Can I use brown sugar instead of white sugar?
- Yes, you can! Brown sugar will add a more caramel-like flavor to the Prune Whip.
Can I make this recipe vegan?
- Yes, you can. Substitute the egg whites with aquafaba (the liquid from canned chickpeas) and the whipping cream with a plant-based whipping cream alternative.
How long does Prune Whip last in the refrigerator?
- The assembled Prune Whip will last for about 2-3 days in the refrigerator. The whipped cream may start to deflate slightly over time.
Can I freeze Prune Whip?
- Freezing is not recommended, as the texture will change significantly. The egg whites and whipped cream will separate and become watery upon thawing.
My egg whites won’t whip up stiffly. What am I doing wrong?
- Make sure your bowl and beaters are completely clean and free of any grease or oil. Even a tiny bit of fat can prevent the egg whites from whipping properly.
Can I use a hand mixer instead of a stand mixer to whip the egg whites?
- Yes, you can use a hand mixer. It might take a little longer, but you’ll achieve the same result.
Is there a difference between Prune Whip and Prune Fool?
- Technically, yes. Prune Whip usually involves folding the egg whites into the pureed prunes, while Prune Fool traditionally means folding the whipped cream directly into the fruit puree. However, the terms are often used interchangeably.
Can I add nuts to this recipe?
- Absolutely! Chopped walnuts, pecans, or almonds would be a delicious addition to the Prune Whip. You can sprinkle them on top or fold them into the mixture.
My Prune Whip is too sweet. What can I do?
- Add a squeeze of lemon juice to balance out the sweetness. You can also serve it with a dollop of plain yogurt or sour cream to cut through the sweetness.
Can I use dried plums that aren’t pitted?
- Yes, but you will need to pit them yourself after cooking them until tender, which can be a bit tedious. It’s much easier to start with pitted prunes.

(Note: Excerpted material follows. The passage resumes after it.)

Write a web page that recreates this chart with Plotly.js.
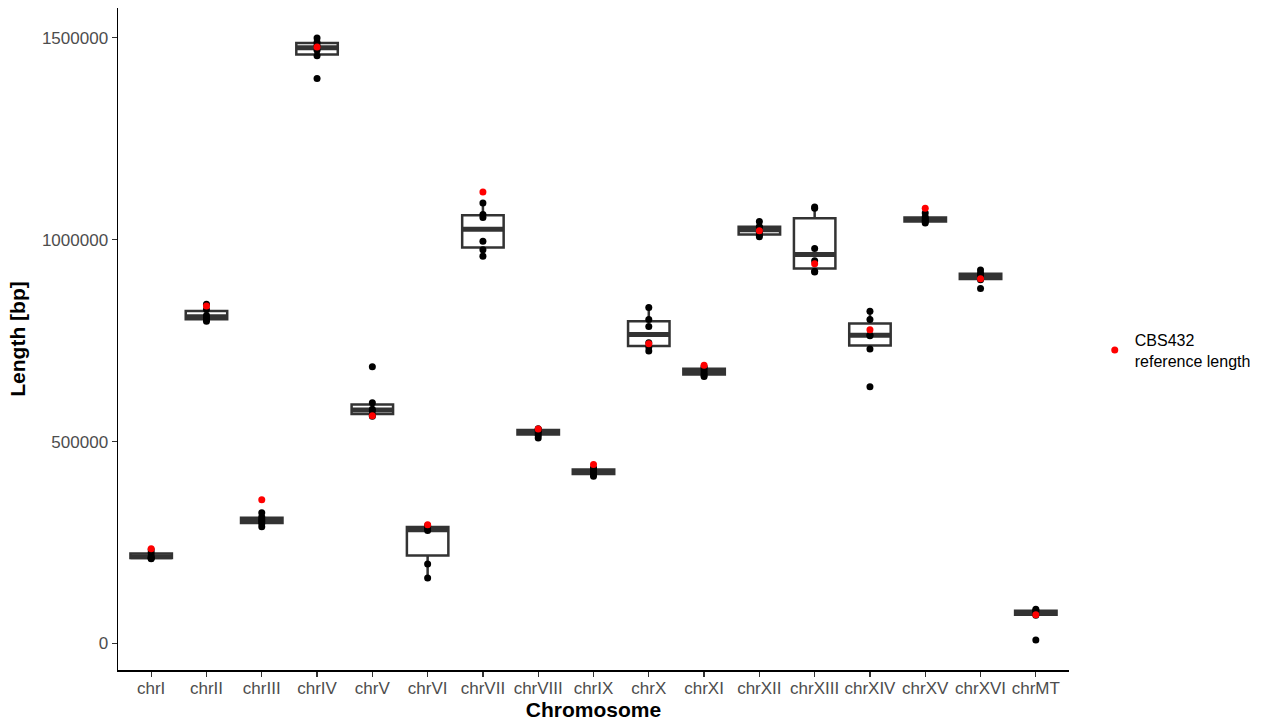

What is a double boiler and why is it important for this recipe?
- A double boiler consists of two stacked pots, with simmering water in the bottom pot and the ingredients in the top pot. The steam from the water gently cooks the ingredients in the top pot, preventing scorching and ensuring even heating. In this recipe, it’s useful to prevent burning the sugar and prunes together.
This Prune Whip recipe is more than just a dessert; it’s a taste of tradition and a testament to the beauty of simple ingredients. Enjoy!